Supplied material:

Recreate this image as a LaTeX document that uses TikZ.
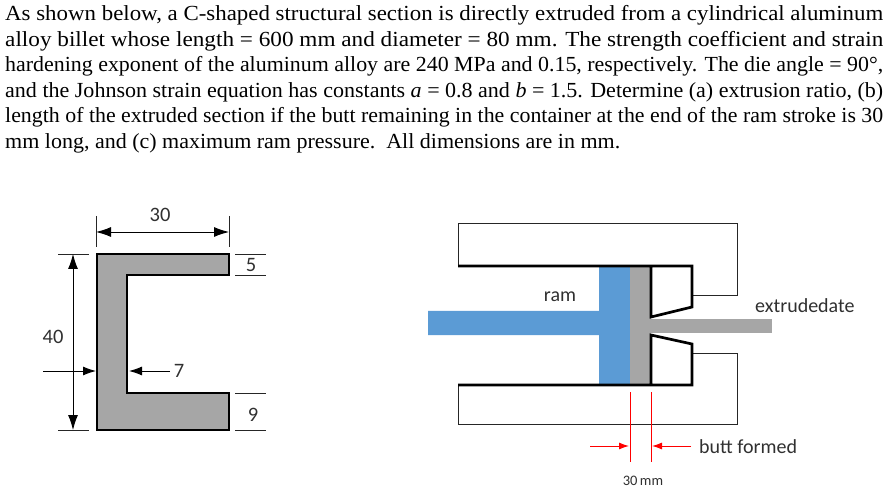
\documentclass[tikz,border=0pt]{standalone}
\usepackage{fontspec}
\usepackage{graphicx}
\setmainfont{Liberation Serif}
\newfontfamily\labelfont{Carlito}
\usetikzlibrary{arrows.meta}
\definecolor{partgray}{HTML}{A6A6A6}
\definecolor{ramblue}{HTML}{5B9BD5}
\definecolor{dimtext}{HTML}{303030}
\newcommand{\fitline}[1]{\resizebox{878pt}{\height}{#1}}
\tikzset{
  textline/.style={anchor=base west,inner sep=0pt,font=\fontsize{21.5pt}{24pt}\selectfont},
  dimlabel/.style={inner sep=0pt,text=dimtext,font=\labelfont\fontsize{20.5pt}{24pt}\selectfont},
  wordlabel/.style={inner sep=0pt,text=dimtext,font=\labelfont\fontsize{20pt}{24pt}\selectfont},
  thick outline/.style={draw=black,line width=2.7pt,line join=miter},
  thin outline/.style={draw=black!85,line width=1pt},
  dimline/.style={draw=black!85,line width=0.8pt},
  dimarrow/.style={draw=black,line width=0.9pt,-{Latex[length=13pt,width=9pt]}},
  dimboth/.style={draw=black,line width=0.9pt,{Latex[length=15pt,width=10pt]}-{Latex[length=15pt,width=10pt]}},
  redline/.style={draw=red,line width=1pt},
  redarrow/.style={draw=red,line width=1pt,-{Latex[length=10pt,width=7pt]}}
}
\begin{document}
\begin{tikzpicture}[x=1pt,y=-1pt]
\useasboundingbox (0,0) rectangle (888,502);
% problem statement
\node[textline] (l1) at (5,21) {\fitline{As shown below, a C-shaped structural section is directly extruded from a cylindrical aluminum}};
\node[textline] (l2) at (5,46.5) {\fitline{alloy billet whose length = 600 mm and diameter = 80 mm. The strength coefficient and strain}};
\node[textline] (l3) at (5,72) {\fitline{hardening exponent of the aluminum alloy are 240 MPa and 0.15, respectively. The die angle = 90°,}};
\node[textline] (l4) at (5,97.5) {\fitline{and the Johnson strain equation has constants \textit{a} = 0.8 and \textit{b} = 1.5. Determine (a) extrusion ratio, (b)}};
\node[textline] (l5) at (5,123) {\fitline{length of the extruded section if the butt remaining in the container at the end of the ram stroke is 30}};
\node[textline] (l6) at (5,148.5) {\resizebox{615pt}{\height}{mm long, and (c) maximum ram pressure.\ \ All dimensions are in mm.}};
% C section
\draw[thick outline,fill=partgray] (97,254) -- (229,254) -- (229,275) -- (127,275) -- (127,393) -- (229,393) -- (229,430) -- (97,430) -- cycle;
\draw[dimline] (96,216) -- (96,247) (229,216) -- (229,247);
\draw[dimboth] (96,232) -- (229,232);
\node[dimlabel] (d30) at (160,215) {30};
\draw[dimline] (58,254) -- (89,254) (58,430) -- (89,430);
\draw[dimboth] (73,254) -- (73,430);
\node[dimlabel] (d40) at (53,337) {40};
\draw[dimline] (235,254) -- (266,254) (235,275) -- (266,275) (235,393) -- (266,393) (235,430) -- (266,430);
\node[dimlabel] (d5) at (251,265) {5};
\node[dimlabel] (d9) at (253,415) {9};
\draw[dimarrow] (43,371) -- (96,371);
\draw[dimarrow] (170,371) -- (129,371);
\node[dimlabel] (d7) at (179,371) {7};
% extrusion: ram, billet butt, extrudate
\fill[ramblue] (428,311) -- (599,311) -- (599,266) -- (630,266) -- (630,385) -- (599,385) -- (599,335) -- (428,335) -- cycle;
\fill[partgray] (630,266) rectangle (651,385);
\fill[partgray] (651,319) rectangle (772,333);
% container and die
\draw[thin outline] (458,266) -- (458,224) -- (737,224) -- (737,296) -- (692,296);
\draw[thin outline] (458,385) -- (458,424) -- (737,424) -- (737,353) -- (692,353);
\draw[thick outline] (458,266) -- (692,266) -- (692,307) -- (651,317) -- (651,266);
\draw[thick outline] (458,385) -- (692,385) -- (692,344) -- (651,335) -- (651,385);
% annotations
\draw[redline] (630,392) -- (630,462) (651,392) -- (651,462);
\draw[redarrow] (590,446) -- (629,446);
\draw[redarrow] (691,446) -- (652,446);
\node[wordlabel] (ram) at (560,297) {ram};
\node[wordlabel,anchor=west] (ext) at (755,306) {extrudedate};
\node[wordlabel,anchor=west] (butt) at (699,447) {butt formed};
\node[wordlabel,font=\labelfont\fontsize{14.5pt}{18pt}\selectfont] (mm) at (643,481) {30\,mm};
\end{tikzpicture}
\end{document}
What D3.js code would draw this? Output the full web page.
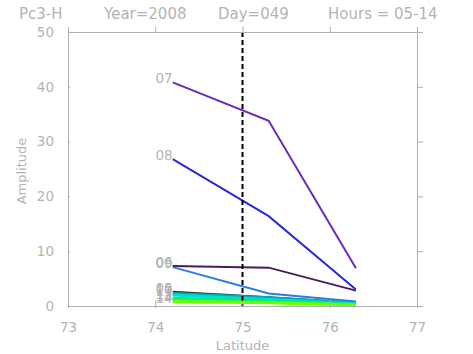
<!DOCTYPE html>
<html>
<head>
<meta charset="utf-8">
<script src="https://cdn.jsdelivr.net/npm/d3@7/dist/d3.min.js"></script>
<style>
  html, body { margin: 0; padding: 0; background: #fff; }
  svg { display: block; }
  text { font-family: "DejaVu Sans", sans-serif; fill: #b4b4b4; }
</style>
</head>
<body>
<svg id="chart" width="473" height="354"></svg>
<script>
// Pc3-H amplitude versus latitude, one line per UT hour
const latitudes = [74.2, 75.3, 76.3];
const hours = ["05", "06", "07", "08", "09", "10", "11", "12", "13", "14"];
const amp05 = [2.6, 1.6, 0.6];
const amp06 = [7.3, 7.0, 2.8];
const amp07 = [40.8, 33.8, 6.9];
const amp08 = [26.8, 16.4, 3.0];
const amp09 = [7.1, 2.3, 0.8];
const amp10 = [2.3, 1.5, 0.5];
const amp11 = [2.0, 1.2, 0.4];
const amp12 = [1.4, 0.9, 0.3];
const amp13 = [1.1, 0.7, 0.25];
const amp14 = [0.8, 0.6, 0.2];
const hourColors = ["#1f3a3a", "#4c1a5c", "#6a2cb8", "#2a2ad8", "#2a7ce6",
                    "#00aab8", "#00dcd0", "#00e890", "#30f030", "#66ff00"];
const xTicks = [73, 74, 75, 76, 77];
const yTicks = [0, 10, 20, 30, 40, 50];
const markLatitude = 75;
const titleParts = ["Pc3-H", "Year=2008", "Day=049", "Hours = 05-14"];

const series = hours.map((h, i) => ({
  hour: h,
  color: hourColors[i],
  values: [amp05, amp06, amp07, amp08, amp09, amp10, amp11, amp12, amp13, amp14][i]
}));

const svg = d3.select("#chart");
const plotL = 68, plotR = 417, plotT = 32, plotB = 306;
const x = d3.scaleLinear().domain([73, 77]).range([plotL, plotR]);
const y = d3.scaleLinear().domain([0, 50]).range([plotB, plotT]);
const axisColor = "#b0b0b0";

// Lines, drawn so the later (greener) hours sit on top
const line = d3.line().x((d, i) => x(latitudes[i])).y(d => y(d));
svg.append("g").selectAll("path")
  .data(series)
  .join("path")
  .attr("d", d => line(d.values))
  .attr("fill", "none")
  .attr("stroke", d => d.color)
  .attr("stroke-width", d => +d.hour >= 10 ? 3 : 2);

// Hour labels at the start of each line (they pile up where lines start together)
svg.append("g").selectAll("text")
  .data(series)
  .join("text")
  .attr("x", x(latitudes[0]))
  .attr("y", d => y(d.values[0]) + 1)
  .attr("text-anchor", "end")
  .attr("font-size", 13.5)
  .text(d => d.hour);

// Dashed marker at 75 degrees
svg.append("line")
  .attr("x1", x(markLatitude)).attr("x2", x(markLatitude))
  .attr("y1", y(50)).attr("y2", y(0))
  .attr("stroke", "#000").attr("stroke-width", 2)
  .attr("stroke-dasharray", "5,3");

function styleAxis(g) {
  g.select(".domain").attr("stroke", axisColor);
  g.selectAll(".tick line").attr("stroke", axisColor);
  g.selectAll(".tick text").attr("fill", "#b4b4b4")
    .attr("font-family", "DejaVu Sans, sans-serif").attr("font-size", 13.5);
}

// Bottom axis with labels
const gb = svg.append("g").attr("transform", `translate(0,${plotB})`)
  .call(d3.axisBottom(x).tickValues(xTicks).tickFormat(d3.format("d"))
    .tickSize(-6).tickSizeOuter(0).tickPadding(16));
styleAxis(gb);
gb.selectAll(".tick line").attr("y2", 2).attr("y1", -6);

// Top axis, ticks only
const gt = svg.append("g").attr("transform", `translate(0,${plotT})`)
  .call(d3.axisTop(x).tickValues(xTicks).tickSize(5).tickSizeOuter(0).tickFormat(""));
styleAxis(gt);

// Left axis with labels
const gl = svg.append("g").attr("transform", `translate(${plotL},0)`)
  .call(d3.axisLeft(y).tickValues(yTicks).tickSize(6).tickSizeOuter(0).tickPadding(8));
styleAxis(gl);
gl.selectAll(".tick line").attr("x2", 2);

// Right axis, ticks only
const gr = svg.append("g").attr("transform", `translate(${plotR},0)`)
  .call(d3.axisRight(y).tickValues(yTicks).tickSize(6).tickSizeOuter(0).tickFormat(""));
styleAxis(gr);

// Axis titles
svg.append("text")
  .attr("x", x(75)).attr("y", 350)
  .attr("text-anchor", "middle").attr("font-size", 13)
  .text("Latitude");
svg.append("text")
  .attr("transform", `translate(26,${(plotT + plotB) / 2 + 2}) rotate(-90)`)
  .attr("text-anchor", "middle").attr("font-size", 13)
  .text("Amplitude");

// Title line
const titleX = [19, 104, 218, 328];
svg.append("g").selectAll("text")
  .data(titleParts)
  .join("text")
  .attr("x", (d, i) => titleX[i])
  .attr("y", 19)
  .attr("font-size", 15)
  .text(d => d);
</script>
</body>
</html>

--

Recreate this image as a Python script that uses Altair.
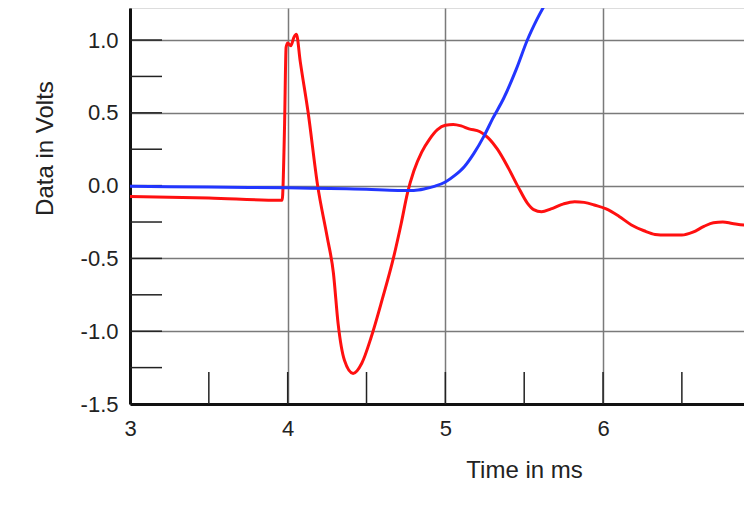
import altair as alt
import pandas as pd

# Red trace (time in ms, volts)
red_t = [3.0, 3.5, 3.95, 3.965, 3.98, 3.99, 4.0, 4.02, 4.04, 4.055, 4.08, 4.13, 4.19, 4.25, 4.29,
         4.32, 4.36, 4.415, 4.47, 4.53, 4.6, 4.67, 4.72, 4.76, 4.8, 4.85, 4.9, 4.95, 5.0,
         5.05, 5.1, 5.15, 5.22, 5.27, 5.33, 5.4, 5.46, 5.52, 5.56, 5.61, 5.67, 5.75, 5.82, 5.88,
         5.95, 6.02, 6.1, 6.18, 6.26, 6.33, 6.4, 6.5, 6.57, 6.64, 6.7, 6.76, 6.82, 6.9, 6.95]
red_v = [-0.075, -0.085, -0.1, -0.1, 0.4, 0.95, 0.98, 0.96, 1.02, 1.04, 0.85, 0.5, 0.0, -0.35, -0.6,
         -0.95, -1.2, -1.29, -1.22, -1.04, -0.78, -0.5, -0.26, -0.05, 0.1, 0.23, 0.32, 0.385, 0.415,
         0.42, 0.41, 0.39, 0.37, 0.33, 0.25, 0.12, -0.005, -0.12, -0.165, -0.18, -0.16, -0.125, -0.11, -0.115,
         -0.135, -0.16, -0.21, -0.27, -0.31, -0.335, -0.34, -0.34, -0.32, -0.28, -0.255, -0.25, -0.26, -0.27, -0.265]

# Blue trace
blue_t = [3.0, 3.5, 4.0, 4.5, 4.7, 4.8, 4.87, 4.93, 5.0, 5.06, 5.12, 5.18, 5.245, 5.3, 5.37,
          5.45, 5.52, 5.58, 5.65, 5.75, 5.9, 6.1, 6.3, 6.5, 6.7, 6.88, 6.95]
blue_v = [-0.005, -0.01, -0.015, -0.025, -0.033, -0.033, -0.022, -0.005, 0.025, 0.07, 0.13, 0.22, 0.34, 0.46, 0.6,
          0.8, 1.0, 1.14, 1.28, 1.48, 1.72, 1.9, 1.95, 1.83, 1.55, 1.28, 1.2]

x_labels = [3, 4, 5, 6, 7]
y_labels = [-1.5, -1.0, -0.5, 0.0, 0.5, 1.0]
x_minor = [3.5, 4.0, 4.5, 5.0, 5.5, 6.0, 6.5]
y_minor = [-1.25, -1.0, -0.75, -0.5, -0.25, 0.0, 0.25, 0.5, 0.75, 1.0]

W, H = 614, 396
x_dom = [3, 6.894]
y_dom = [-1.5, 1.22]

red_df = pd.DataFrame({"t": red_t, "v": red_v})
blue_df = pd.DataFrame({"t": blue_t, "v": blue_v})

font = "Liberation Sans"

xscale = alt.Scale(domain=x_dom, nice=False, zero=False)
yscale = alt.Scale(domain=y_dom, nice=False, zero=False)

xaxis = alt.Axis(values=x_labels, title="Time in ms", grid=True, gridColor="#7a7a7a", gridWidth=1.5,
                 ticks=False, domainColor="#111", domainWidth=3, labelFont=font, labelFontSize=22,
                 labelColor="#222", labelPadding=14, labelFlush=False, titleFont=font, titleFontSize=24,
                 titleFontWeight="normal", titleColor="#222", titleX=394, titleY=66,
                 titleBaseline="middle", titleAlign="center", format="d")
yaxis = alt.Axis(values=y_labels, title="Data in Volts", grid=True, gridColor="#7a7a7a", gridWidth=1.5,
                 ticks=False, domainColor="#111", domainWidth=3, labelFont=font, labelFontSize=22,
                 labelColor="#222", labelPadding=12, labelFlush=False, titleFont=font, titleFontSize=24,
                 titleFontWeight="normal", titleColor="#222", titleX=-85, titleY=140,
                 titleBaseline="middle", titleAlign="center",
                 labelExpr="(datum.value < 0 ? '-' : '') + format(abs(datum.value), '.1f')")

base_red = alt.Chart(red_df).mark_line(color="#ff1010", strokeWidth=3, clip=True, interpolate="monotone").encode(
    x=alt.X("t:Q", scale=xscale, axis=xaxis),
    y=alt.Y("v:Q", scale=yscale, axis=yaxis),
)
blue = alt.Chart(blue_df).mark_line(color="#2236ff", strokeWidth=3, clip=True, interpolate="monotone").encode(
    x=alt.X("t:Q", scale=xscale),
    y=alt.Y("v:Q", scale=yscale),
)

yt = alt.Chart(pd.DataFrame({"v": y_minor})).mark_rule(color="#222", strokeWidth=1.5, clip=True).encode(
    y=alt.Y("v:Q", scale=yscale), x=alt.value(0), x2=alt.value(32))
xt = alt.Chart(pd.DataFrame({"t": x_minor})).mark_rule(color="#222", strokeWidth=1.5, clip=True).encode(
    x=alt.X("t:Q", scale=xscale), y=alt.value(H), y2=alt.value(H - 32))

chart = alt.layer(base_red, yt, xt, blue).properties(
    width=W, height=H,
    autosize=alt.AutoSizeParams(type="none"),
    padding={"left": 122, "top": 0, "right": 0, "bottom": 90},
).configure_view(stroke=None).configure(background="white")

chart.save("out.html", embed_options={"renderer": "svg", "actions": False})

What to work on: Every line from the one containing "Recreate this image as a Python" to the one containing "import pandas as pd" should be output exactly, both ends included. Nothing else goes in, and no pictures either.

Output of the exercise:
Recreate this image as a Python script that uses Altair.
import altair as alt
import pandas as pd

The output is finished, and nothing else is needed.